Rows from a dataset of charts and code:
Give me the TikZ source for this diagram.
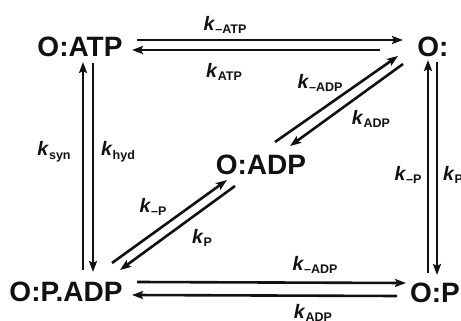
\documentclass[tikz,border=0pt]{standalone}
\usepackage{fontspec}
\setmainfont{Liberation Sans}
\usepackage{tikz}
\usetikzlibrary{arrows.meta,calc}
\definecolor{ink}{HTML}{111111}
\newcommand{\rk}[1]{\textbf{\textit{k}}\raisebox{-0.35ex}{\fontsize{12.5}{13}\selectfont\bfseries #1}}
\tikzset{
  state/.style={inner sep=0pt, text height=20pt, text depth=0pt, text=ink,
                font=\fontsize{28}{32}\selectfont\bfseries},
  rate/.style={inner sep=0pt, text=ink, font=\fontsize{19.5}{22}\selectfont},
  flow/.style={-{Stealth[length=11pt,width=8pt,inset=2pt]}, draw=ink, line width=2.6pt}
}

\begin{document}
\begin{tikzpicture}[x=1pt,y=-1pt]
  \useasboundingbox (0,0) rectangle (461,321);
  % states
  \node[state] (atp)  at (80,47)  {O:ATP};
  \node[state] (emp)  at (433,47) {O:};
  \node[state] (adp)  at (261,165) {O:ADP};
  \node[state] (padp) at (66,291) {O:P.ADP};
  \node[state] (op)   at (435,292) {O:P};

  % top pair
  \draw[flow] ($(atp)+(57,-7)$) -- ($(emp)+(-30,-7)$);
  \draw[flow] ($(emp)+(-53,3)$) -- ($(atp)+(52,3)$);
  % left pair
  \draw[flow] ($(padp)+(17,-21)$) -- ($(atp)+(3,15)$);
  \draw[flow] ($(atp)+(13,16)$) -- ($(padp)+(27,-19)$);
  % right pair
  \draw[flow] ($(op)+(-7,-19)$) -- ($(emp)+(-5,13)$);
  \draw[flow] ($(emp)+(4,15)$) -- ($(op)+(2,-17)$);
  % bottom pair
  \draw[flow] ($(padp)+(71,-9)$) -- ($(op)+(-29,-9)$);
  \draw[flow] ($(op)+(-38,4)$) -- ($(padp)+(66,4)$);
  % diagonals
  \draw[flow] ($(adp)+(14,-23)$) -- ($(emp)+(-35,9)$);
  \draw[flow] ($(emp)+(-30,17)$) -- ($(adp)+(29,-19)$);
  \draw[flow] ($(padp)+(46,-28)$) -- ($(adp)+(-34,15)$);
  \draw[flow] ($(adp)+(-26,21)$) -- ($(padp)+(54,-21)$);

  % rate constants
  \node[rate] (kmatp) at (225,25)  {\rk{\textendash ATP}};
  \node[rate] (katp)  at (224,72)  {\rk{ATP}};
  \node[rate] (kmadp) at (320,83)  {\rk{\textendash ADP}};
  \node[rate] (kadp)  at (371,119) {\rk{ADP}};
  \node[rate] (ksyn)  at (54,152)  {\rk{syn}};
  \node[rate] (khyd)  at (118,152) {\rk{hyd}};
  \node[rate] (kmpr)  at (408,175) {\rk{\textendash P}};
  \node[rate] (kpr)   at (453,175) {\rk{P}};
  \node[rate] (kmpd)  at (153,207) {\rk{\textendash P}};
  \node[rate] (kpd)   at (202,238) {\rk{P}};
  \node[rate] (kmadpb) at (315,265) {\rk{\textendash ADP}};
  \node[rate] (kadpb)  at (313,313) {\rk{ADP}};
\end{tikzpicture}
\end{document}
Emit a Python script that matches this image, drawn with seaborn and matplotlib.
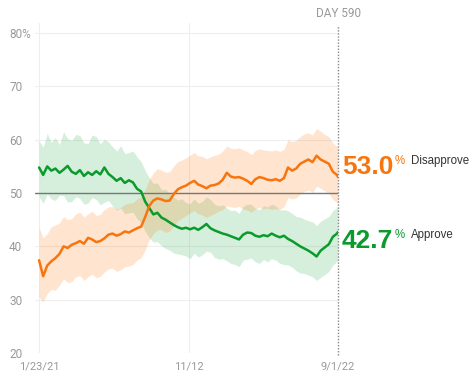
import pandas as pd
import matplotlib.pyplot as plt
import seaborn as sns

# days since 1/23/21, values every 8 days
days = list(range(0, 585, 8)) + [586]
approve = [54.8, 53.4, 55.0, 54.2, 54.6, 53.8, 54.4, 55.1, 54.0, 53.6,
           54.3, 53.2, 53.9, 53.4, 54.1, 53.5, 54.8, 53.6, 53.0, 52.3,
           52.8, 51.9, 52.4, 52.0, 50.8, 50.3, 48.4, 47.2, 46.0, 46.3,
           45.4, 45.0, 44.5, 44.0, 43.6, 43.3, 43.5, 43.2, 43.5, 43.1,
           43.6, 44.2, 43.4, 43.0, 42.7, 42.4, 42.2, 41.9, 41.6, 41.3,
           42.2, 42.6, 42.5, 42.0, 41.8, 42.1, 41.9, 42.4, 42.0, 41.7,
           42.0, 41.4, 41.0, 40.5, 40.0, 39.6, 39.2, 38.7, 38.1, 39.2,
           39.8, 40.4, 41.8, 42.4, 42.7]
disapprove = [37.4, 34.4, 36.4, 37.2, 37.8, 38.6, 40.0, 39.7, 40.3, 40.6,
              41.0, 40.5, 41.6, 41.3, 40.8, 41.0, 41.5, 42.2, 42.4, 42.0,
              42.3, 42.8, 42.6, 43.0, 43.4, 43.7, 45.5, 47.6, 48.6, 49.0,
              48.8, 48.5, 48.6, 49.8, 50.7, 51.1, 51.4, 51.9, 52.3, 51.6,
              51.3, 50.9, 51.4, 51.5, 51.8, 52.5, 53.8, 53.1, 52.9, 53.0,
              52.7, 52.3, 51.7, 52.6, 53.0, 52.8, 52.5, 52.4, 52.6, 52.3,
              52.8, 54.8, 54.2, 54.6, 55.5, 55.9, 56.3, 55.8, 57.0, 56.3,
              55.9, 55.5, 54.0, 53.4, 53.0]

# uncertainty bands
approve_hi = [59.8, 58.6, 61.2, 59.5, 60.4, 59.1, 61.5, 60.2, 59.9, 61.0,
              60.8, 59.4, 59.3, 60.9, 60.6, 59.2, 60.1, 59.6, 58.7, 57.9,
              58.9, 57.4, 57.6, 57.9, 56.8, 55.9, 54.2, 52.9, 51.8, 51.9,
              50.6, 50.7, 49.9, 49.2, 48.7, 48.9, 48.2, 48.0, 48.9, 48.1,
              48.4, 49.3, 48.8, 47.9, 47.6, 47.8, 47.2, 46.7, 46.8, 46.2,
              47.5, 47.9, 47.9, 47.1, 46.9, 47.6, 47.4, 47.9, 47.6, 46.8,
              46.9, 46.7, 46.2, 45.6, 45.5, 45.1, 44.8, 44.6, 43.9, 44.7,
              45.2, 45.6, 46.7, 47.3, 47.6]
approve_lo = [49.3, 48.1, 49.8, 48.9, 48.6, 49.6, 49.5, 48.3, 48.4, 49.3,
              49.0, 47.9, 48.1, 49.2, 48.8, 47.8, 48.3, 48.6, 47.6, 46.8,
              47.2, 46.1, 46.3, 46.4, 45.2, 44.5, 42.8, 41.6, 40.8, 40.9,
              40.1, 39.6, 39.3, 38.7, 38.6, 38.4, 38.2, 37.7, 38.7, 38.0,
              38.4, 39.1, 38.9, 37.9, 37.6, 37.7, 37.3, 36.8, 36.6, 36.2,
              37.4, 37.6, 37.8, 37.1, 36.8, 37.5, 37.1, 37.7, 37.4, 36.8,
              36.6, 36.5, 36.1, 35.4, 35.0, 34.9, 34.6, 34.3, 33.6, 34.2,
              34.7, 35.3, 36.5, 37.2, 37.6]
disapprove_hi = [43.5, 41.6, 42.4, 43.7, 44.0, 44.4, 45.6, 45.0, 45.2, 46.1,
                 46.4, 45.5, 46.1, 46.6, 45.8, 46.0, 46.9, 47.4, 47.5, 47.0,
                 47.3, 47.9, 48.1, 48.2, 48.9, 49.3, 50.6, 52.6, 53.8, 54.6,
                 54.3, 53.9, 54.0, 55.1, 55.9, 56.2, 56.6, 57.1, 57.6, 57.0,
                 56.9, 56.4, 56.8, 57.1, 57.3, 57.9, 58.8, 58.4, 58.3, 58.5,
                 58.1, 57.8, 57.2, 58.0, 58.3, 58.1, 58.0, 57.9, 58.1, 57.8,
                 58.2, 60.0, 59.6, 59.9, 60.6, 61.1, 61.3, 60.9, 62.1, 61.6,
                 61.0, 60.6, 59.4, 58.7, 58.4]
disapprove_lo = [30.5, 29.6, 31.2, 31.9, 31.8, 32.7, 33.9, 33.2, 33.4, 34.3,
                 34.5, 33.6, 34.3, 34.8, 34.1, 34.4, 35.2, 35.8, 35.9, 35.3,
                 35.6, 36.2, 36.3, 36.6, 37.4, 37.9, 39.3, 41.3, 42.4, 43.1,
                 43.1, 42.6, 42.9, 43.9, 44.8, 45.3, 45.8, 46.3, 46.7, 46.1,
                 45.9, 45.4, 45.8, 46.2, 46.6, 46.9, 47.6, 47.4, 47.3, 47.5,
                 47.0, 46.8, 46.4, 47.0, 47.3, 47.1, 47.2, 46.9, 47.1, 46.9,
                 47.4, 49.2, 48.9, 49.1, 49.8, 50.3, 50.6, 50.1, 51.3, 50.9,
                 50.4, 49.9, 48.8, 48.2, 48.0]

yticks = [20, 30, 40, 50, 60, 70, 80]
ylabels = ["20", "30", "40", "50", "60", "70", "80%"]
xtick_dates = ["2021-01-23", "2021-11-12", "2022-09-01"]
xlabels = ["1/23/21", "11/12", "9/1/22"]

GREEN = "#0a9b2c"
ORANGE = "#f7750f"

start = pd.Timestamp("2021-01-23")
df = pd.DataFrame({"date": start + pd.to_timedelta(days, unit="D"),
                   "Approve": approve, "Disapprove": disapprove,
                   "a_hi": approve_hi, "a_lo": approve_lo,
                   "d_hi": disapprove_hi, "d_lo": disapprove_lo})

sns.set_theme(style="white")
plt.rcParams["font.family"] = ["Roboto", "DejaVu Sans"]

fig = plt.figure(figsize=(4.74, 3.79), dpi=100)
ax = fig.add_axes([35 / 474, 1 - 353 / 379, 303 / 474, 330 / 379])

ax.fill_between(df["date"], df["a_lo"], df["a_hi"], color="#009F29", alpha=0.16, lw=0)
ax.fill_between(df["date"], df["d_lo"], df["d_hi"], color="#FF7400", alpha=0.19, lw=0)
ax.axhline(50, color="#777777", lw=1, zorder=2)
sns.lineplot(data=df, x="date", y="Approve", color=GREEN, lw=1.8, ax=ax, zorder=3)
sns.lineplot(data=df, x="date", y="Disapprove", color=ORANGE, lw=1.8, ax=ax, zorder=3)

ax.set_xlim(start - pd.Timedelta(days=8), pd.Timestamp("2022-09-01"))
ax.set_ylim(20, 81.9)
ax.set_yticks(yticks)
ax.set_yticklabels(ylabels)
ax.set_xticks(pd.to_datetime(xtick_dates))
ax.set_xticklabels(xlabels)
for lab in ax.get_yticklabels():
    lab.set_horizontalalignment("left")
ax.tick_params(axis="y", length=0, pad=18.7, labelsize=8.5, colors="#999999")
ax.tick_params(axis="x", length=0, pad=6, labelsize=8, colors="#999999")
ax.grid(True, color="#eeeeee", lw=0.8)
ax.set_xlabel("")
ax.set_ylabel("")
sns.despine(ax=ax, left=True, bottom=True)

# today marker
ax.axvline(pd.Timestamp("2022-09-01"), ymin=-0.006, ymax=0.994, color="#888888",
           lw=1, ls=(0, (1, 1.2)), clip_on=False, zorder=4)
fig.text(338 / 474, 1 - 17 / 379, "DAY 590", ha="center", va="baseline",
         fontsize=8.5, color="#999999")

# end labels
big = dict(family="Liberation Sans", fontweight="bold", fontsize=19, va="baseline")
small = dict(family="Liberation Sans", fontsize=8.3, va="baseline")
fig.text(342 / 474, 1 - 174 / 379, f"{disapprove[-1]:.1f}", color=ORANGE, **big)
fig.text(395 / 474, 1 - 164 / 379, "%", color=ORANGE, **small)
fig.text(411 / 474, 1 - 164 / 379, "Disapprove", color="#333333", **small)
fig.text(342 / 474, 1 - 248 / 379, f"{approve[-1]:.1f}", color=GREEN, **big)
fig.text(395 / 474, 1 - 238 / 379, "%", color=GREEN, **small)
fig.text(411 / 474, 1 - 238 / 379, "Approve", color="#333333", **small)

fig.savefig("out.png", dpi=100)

● SET PROBLEM: Working from the entries above, return all lines that contain "this".

● EXERCISE RESULT:
Give me the TikZ source for this diagram.
Emit a Python script that matches this image, drawn with seaborn and matplotlib.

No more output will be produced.